Though too early to call it a trend, the manufactured housing sector showed hints of a turnaround during the April to May reporting period, according to the latest issue of Manufacts, from Credit Suisse First Boston.

Significantly, the repo index declined to its lowest level in five months (down 1,179 to 39,234). For all but the 2000 and 2001 vintages, 60 day-plus delinquencies decreased. Also, for all but the 1999 vintage, loss severities decreased between 1% and 3%, which is the "first such decrease in the last year and may signal that loss severity has peaked," according to the research.

Report author Rod Dubitsky cautioned that it is still premature to shift the sector outlook. "We'll know in several months whether or not this is turning point, but it's too early right now," Dubitsky said.

Other indicators were mixed, the report adds. For example, the constant default rate and the net loss rate increased from April to May for all vintages.

Also, the industry is still facing challenges that are not necessarily of its own making. Some geographic regions with particularly high concentrations of manufactured housing - such as parts of the southern U.S. - were hit disproportionately hard by the recession, and are recovering more slowly.

Interestingly, new MH home sales might be experiencing a delay, as opposed to a true decline, because of a new law in Texas, reclassifying MH to mortgage paper from chattel paper, which prolongs the underwriting process, the report notes.

UBS on the

1997/1998 vintage

It was late May that UBS Warburg brought on CDO researcher Douglas Lucas as a full time member of its team - and it didn't take him long to strike up some controversy.

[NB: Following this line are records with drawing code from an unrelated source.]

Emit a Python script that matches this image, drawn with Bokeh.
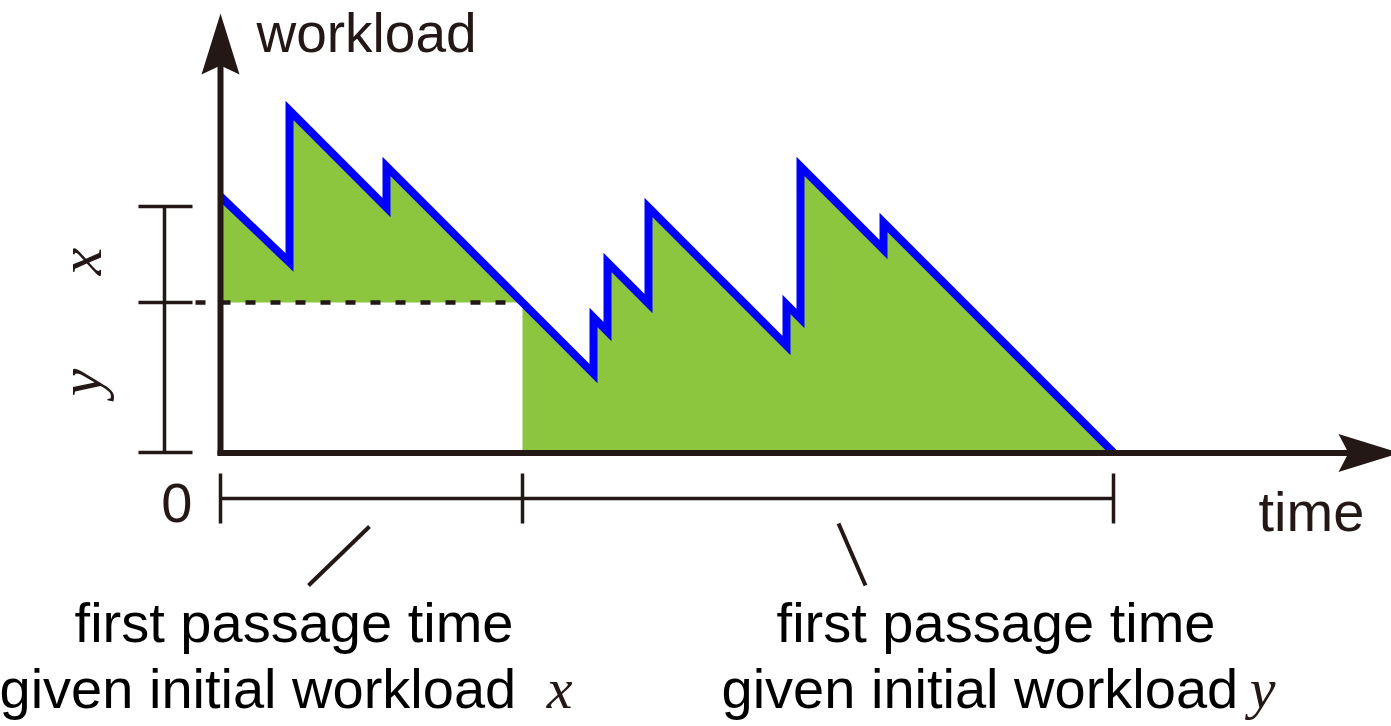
import math
import numpy as np
from bokeh.plotting import figure
from bokeh.models import Range1d
from bokeh.core.properties import value
from bokeh.embed import file_html
from bokeh.resources import INLINE

# ---- data (time vs. workload sample path) ----
time = [0, 69, 69, 166, 166, 302, 373, 373, 387, 387, 428, 428, 566, 566, 580, 580, 663, 663, 893]
workload = [256, 190, 342, 245, 286, 150, 79, 135, 121, 190, 149, 245, 107, 148, 134, 286, 203, 230, 0]
level_y = 150          # workload level y (dashed line)
level_xy = 246         # workload level x + y
passage_times = [0, 302, 893]

DARK = "#231815"
GREEN = "#8CC63F"
BLUE = "#0000FF"
SANS = value("Liberation Sans")
SERIF = value("Liberation Serif")
FS = value("56px")
OFF = 21  # text baseline compensation

W, H = 1391, 726
p = figure(width=W, height=H, x_range=Range1d(-220, 1171), y_range=Range1d(-274, 452),
           output_backend="svg", toolbar_location=None, x_axis_type=None, y_axis_type=None,
           min_border=0, outline_line_color=None, background_fill_color="white")
p.title.visible = False

t = np.array(time, dtype=float)
w = np.array(workload, dtype=float)
k = time.index(passage_times[1])

# green areas
p.varea(x=t[:k + 1], y1=level_y, y2=w[:k + 1], fill_color=GREEN, fill_alpha=1)
p.varea(x=t[k:], y1=0, y2=w[k:], fill_color=GREEN, fill_alpha=1)

# dashed level line
p.line([-25, passage_times[1] + 1], [level_y, level_y], line_width=4.5, line_dash="10 15", color=DARK)

# sample path
p.line(time, workload, line_width=8, color=BLUE, line_join="miter", line_cap="butt")

# axes with arrows
p.line([0, 0], [-3, 390], line_width=6, color=DARK)
p.patch([0, -19, 0, 19], [439, 378, 387, 378], color=DARK, line_width=0)
p.line([-3, 1130], [-0.5, -0.5], line_width=6, color=DARK)
p.patch([1179, 1118, 1128, 1118], [-0.5, 18.5, -0.5, -19.5], color=DARK, line_width=0)

# left bracket (x and y)
p.multi_line([[-56, -56], [-82, -28], [-82, -28], [-82, -28]],
             [[0, level_xy], [0, 0], [level_y, level_y], [level_xy, level_xy]],
             line_width=3.5, color=DARK)

# bottom bracket (first passage times)
p.multi_line([[passage_times[0], passage_times[-1]]] + [[pt, pt] for pt in passage_times],
             [[-46, -46]] + [[-21, -71] for _ in passage_times],
             line_width=3.5, color=DARK)

# leader lines
p.multi_line([[88, 149], [618, 645]], [[-133, -74], [-71, -133]], line_width=4, color=DARK)

# axis titles
p.text(x=[36], y=[399 + OFF], text=["workload"], text_font=SANS, text_font_size=value("55px"),
       text_color=DARK, text_align="left", text_baseline="alphabetic")
p.text(x=[1038], y=[-80 + OFF], text=["time"], text_font=SANS, text_font_size=FS,
       text_color=DARK, text_align="left", text_baseline="alphabetic")
p.text(x=[-28], y=[-71 + OFF], text=["0"], text_font=SANS, text_font_size=FS,
       text_color=DARK, text_align="right", text_baseline="alphabetic")

# rotated italic labels
p.text(x=[-120 - OFF, -120 - OFF], y=[191, 70], text=["x", "y"], angle=math.pi / 2,
       text_font=SERIF, text_font_style="italic", text_font_size=value("62px"),
       text_color=DARK, text_align="center", text_baseline="alphabetic")

# captions
p.text(x=[73.5, 775.5], y=[-191 + OFF, -191 + OFF], text=["first passage time", "first passage time"],
       text_font=SANS, text_font_size=FS, text_color="black",
       text_align="center", text_baseline="alphabetic")
p.text(x=[-221, 501], y=[-257 + OFF, -257 + OFF], text=["given initial workload", "given initial workload"],
       text_font=SANS, text_font_size=FS, text_color="black",
       text_align="left", text_baseline="alphabetic")
p.text(x=[352, 1055], y=[-257 + OFF, -257 + OFF], text=["x", "y"],
       text_font=SERIF, text_font_style="italic", text_font_size=value("58px"),
       text_color=DARK, text_align="right", text_baseline="alphabetic")

open("out.html", "w").write(file_html(p, INLINE))
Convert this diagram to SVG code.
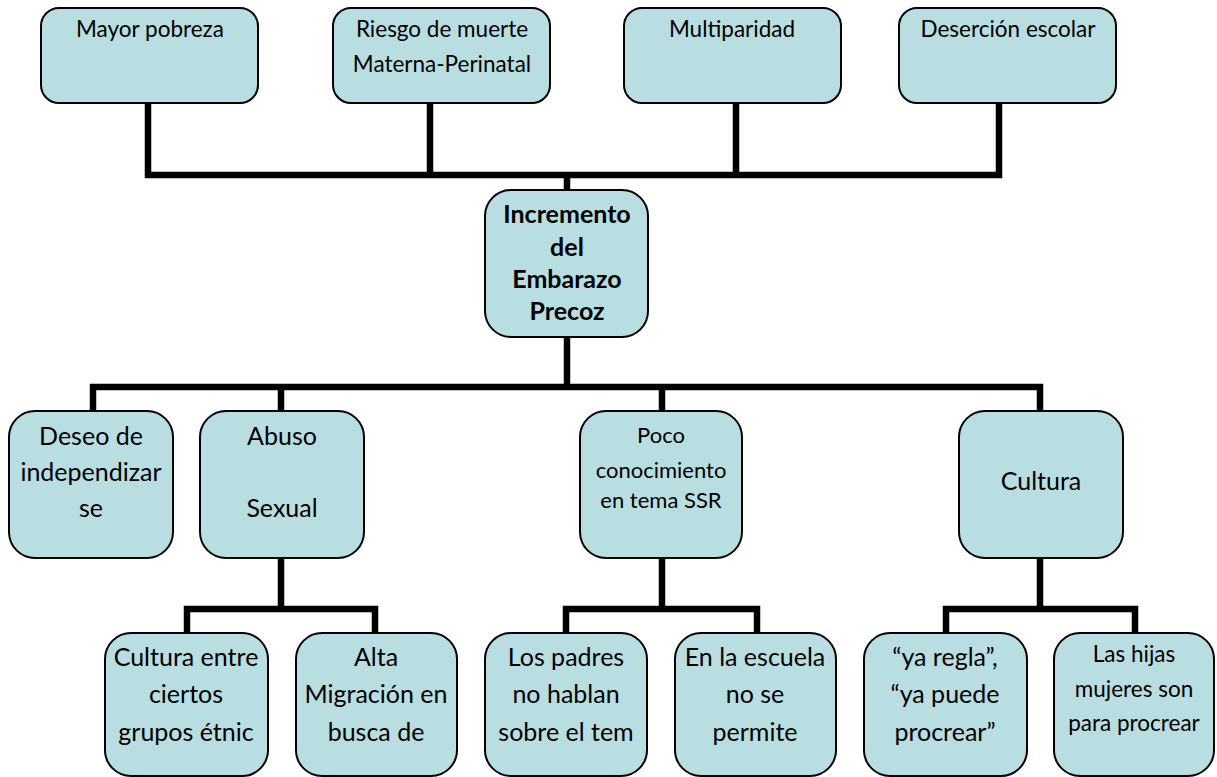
<svg xmlns="http://www.w3.org/2000/svg" width="1217" height="777" viewBox="0 0 1217 777">
<style>
.box{fill:#B8DEE1;stroke:#000;stroke-width:2}
.t{font-family:Lato,"Liberation Sans",sans-serif;fill:#000;text-anchor:middle}
.s22{font-size:22.5px}
.s25{font-size:25px}
.s23{font-size:22px}
.b{font-weight:bold;font-size:25px}
.c{fill:none;stroke:#000;stroke-width:6.5;stroke-linejoin:miter;stroke-linecap:butt}
</style>
<rect width="1217" height="777" fill="#fff"/>
<g id="connectors">
<path class="c" d="M148,103 V175 H999 V103"/>
<path class="c" d="M430,103 V175 M736,103 V175 M567,175 V190"/>
<path class="c" d="M567,337 V387"/>
<path class="c" d="M93,411 V387 H1040 V411"/>
<path class="c" d="M281,387 V411 M662,387 V411"/>
<path class="c" d="M281,558 V609"/>
<path class="c" d="M187,633 V609 H375 V633"/>
<path class="c" d="M662,558 V609"/>
<path class="c" d="M566,633 V609 H757 V633"/>
<path class="c" d="M1040,558 V609"/>
<path class="c" d="M946,633 V609 H1135 V633"/>
</g>
<g id="n-mayor">
<rect class="box" x="41" y="8" width="217" height="95" rx="18"/>
<text class="t s22" x="150" y="37">Mayor pobreza</text>
</g>
<g id="n-riesgo">
<rect class="box" x="333" y="8" width="217" height="95" rx="18"/>
<text class="t s22" x="442" y="37">Riesgo de muerte</text>
<text class="t s22" x="442" y="72">Materna-Perinatal</text>
</g>
<g id="n-multi">
<rect class="box" x="624" y="8" width="217" height="95" rx="18"/>
<text class="t s22" x="732" y="37">Multiparidad</text>
</g>
<g id="n-desercion">
<rect class="box" x="899" y="8" width="217" height="95" rx="18"/>
<text class="t s22" x="1008" y="37">Deserción escolar</text>
</g>
<g id="n-center">
<rect class="box" x="485" y="190" width="163" height="147" rx="26"/>
<text class="t b" x="567" y="223">Incremento</text>
<text class="t b" x="567" y="256">del</text>
<text class="t b" x="567" y="288">Embarazo</text>
<text class="t b" x="567" y="320">Precoz</text>
</g>
<g id="n-deseo">
<rect class="box" x="9" y="411" width="164" height="147" rx="26"/>
<text class="t s25" x="91" y="445">Deseo de</text>
<text class="t s25" x="91" y="481">independizar</text>
<text class="t s25" x="91" y="517">se</text>
</g>
<g id="n-abuso">
<rect class="box" x="200" y="411" width="164" height="147" rx="26"/>
<text class="t s25" x="282" y="445">Abuso</text>
<text class="t s25" x="282" y="517">Sexual</text>
</g>
<g id="n-poco">
<rect class="box" x="580" y="411" width="162" height="147" rx="26"/>
<text class="t s23" x="661" y="443">Poco</text>
<text class="t s23" x="661" y="478">conocimiento</text>
<text class="t s23" x="661" y="508">en tema SSR</text>
</g>
<g id="n-cultura">
<rect class="box" x="959" y="411" width="164" height="147" rx="26"/>
<text class="t s25" x="1041" y="490">Cultura</text>
</g>
<g id="n-etnic">
<rect class="box" x="105" y="633" width="163" height="143" rx="26"/>
<text class="t s25" x="186" y="666">Cultura entre</text>
<text class="t s25" x="186" y="703">ciertos</text>
<text class="t s25" x="186" y="741">grupos étnic</text>
</g>
<g id="n-migracion">
<rect class="box" x="296" y="633" width="161" height="143" rx="26"/>
<text class="t s25" x="376" y="666">Alta</text>
<text class="t s25" x="376" y="703">Migración en</text>
<text class="t s25" x="376" y="741">busca de</text>
</g>
<g id="n-padres">
<rect class="box" x="485" y="633" width="162" height="143" rx="26"/>
<text class="t s25" x="566" y="666">Los padres</text>
<text class="t s25" x="566" y="703">no hablan</text>
<text class="t s25" x="566" y="741">sobre el tem</text>
</g>
<g id="n-escuela">
<rect class="box" x="675" y="633" width="161" height="143" rx="26"/>
<text class="t s25" x="755" y="666">En la escuela</text>
<text class="t s25" x="755" y="703">no se</text>
<text class="t s25" x="755" y="741">permite</text>
</g>
<g id="n-regla">
<rect class="box" x="864" y="633" width="163" height="143" rx="26"/>
<text class="t s25" x="945" y="666">“ya regla”,</text>
<text class="t s25" x="945" y="703">“ya puede</text>
<text class="t s25" x="945" y="741">procrear”</text>
</g>
<g id="n-hijas">
<rect class="box" x="1054" y="633" width="160" height="143" rx="26"/>
<text class="t s22" x="1134" y="662">Las hijas</text>
<text class="t s22" x="1134" y="697">mujeres son</text>
<text class="t s22" x="1134" y="731">para procrear</text>
</g>
</svg>
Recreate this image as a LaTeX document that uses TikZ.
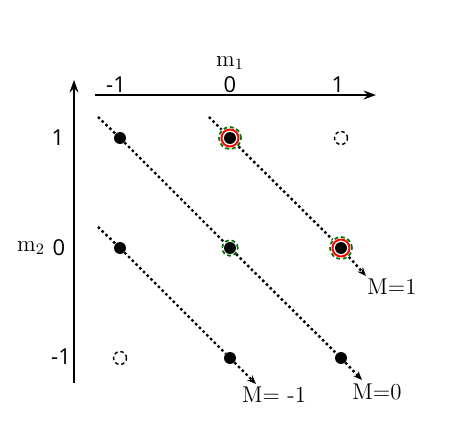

In this month's issue of CDO Insight, Lucas argues that rating agency default assumptions did not keep pace with increases in speculative grade defaults. Also, managers took advantage of "weak structures." UBS attributes these two phenomena to the disastrous 1997/1998 high yield CDO vintage.

Meanwhile, a handful of investors have taken issue with the report for not examining the dealers' role in the problem, reports IFR Markets.

Regardless, according to Moody's Investors Service, 80% of CDOs from this cohort have at least one tranche downgraded, and an additional 10% have at least one tranche on watch for downgrade. On the plus side, UBS notes that many of the structural problems have been addressed in later vintages, and current CDOs feature tougher O/C calculations, and other enhancements, such as excess spread trapping, that make it more difficult to manage to equity investors. Interestingly, of the few deals that emerged out of the vintage unscathed, at least one - John Hancock's Signature 3 - had some of these features already structured into it.